Member of the House of Representatives
- Incumbent
- Assumed office June 19, 2023

Personal details
- Born: March 18, 1986 (age 40) Thailand
- Party: People's (2024–present)
- Other political affiliations: Move Forward Party (2023–2024)

= Kantapon Duangamporn =

Thai politician (born 1987)

Kantapon Duangamporn (กัณตภณ ดวงอัมพร), nicknamed Rambo (แรมโบ้) is a Thai politician and represents as a member of the House of Representatives for the People's Party.

==Life and career==
Kantapon Duangamporn was born on March 18, 1986 in Thailand. He studied kindergarten at Anubanratsami Phayathai School and studied elementary at Saint John's International School. He studied secondary at Bodindecha School and got a degree on economics at Kasetsart University.

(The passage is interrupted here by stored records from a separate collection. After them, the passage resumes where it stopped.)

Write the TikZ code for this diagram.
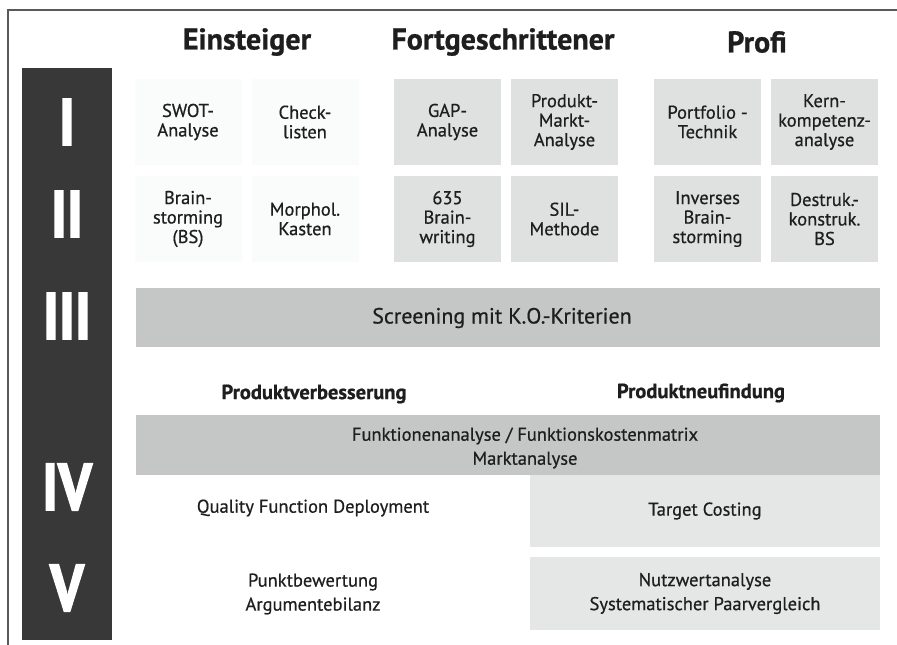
\documentclass[tikz,border=0pt]{standalone}
\usepackage{fontspec}
\setmainfont{PT Sans}
\newfontfamily\kraeftig[FakeBold=0.6]{PT Sans}
\newfontfamily\fett[FakeBold=0.8]{PT Sans Bold}
\newfontfamily\roem[FakeBold=2.5]{PT Sans Bold}
\definecolor{ink}{HTML}{1E1E1E}
\definecolor{stufe}{HTML}{383838}
\definecolor{mittel}{HTML}{C4C7C6}
\definecolor{hell}{HTML}{DEE1E0}
\definecolor{blass}{HTML}{FAFBFB}
\begin{document}
\begin{tikzpicture}[x=1pt,y=-1pt,
  txt/.style={align=center,text=ink,font=\kraeftig\fontsize{18.5}{19.5}\selectfont},
  txtw/.style={txt,font=\kraeftig\fontsize{18.5}{24}\selectfont},
  head/.style={text=ink,font=\fett\fontsize{30}{30}\selectfont},
  sub/.style={text=ink,font=\fett\fontsize{20.5}{22}\selectfont},
  roman/.style={text=white,font=\roem\fontsize{66}{66}\selectfont},
  feld/.style={txt,fill=hell,minimum width=107,minimum height=86,inner sep=0},
  leer/.style={feld,fill=blass},
  balken/.style={fill=mittel,minimum width=744,minimum height=60,inner sep=0}]
\useasboundingbox (0,0) rectangle (897,645);
\draw[line width=1.2pt,black!65] (897,10) -- (8,10) -- (8,645);
% Stufenleiste links
\node[fill=stufe,minimum width=90,minimum height=572,inner sep=0,anchor=north west] (leiste) at (22,68) {};
\node[roman] (s1) at (67,122) {\scalebox{0.85}[1]{I}};
\node[roman] (s2) at (67,214) {\scalebox{0.85}[1]{II}};
\node[roman] (s3) at (67,316) {\scalebox{0.85}[1]{III}};
\node[roman] (s4) at (67,487) {\scalebox{0.85}[1]{IV}};
\node[roman] (s5) at (67,588) {\scalebox{0.85}[1]{V}};
% Spaltenkoepfe
\node[head] (einst) at (247,42) {Einsteiger};
\node[head] (fortg) at (503,42) {Fortgeschrittener};
\node[head] (profi) at (757,42) {Profi};
% Stufe I und II
\node[leer] (swot) at (188,122) {SWOT-\\Analyse};
\node[leer] (check) at (305,122) {Check-\\listen};
\node[feld] (gap) at (447.5,122) {GAP-\\Analyse};
\node[feld] (pma) at (564.5,122) {Produkt-\\Markt-\\Analyse};
\node[feld] (port) at (707.5,122) {Portfolio -\\Technik};
\node[feld] (kern) at (824.5,122) {Kern-\\kompetenz-\\analyse};
\node[leer] (brain) at (188,219) {Brain-\\storming\\(BS)};
\node[leer] (morph) at (305,219) {Morphol.\\Kasten};
\node[feld] (bw) at (447.5,219) {635\\Brain-\\writing};
\node[feld] (sil) at (564.5,219) {SIL-\\Methode};
\node[feld] (invers) at (707.5,219) {Inverses\\Brain-\\storming};
\node[feld] (destr) at (824.5,219) {Destruk.-\\konstruk.\\BS};
% Stufe III
\node[balken,minimum height=59] (screen) at (508,317.5) {};
\node[txt,font=\kraeftig\fontsize{22}{24}\selectfont] (screentxt) at (502,318) {Screening mit K.O.-Kriterien};
% Stufe IV und V
\node[sub] (verb) at (314,394) {Produktverbesserung};
\node[sub] (neu) at (701,393) {Produktneufindung};
\node[balken] (funk) at (508,445) {};
\node[txtw] (funktxt) at (525,448) {Funktionenanalyse / Funktionskostenmatrix\\Marktanalyse};
\node[txt] (qfd) at (313,508) {Quality Function Deployment};
\node[txt,fill=hell!80,minimum width=350,minimum height=72,inner sep=0] (target) at (705,511) {Target Costing};
\node[txtw] (punkt) at (313,594) {Punktbewertung\\Argumentebilanz};
\node[txtw,fill=hell!80,minimum width=350,minimum height=73,inner sep=0] (nutz) at (705,593.5) {Nutzwertanalyse\\Systematischer Paarvergleich};
\end{tikzpicture}
\end{document}
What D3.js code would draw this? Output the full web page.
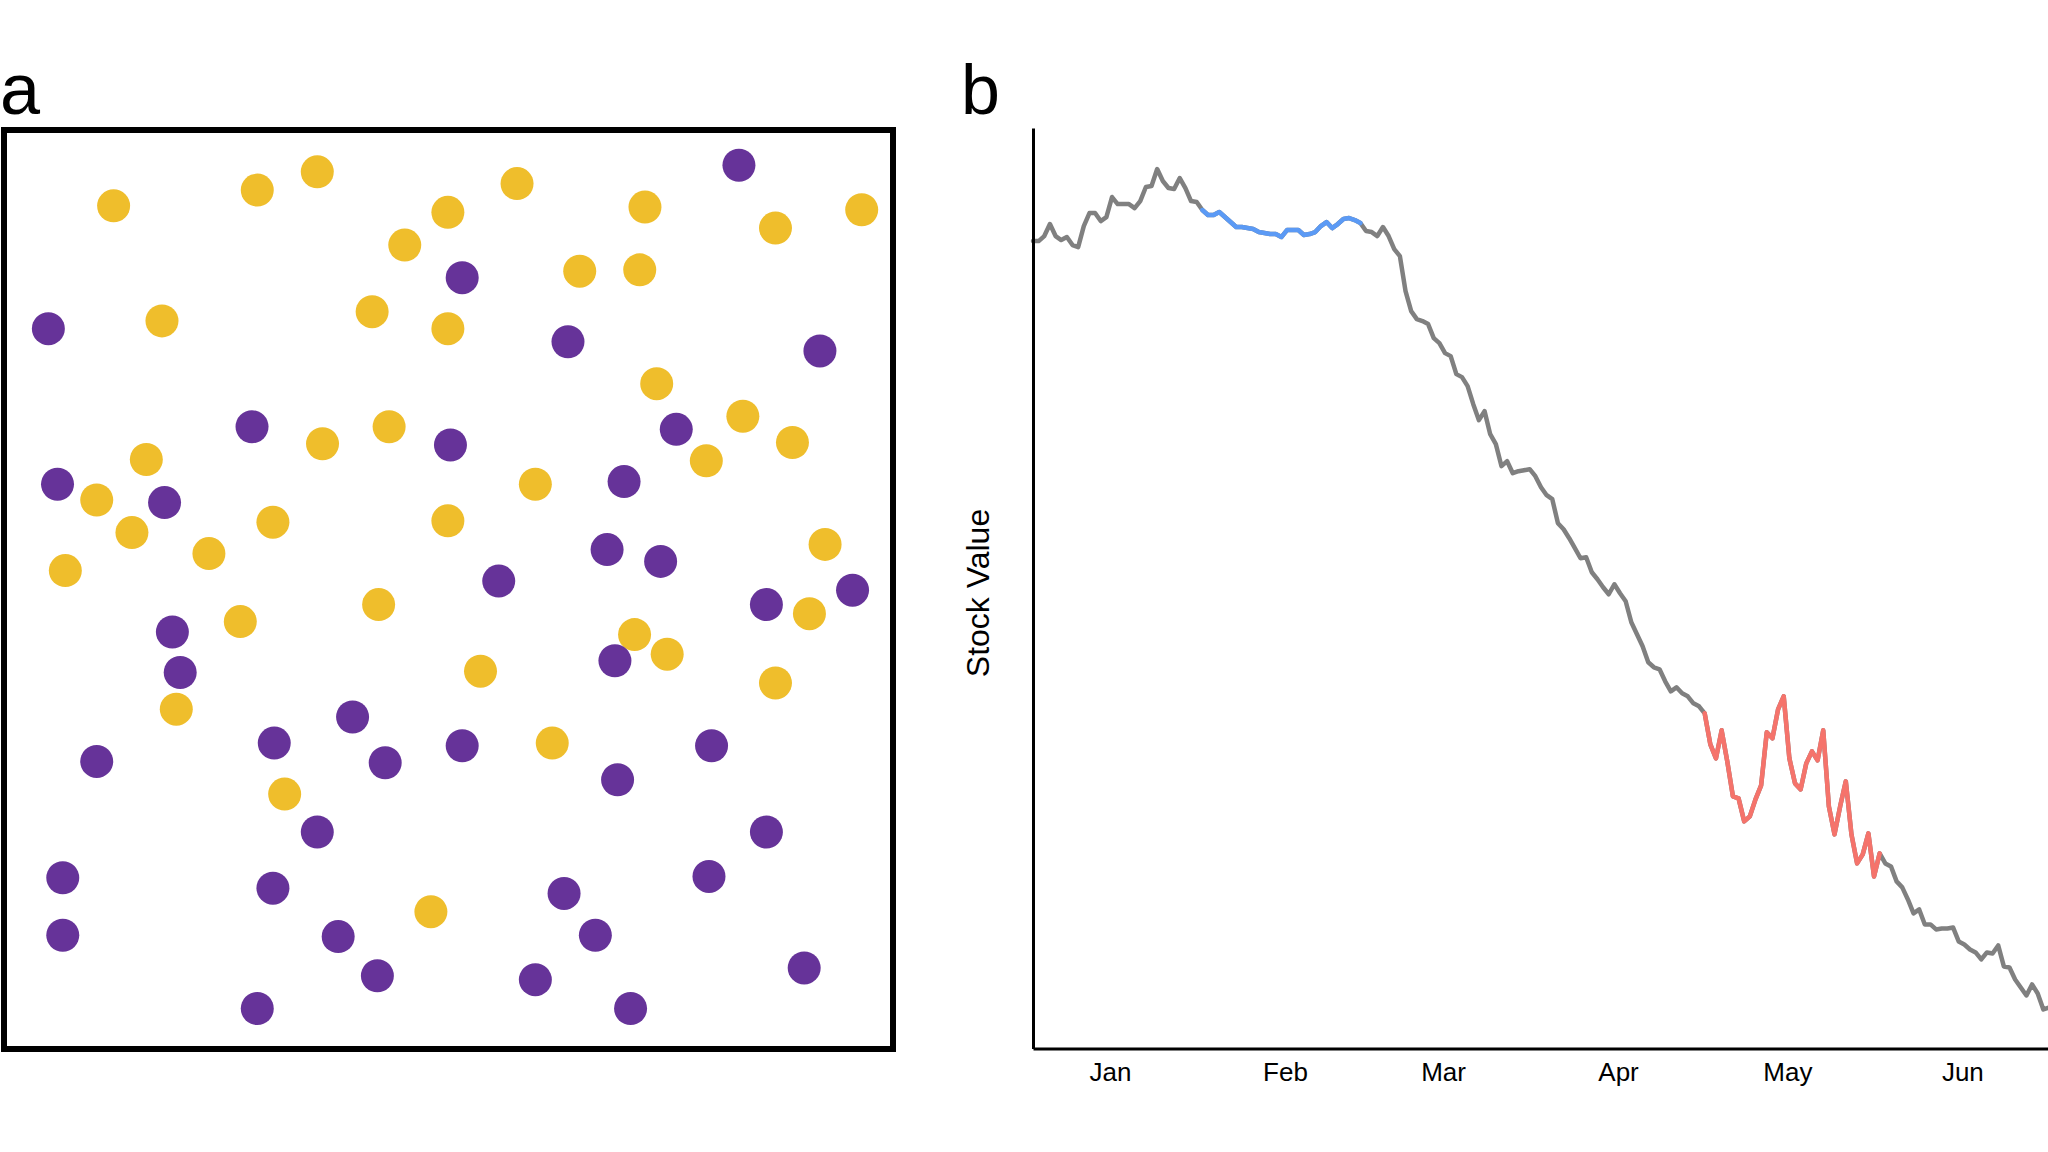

Kantapon started his political career as a candidate of the Move Forward Party in Bangkok's 6th constituency during the 2023 Thai general election. He won the election and represented Bangkok 6 in House of Representatives and assumed office as a member of the 26th House of Representatives in 2023. Following the dissolution of the Move Forward Party in 2024, he joined the People's. In the 2026 Thai general election, he won the election with 43,239 votes and run for the Bangkok 6.

Before being elected, he participated in political and community activities organized by the movement in Bangkok prior to contesting the 2023 Thai general election.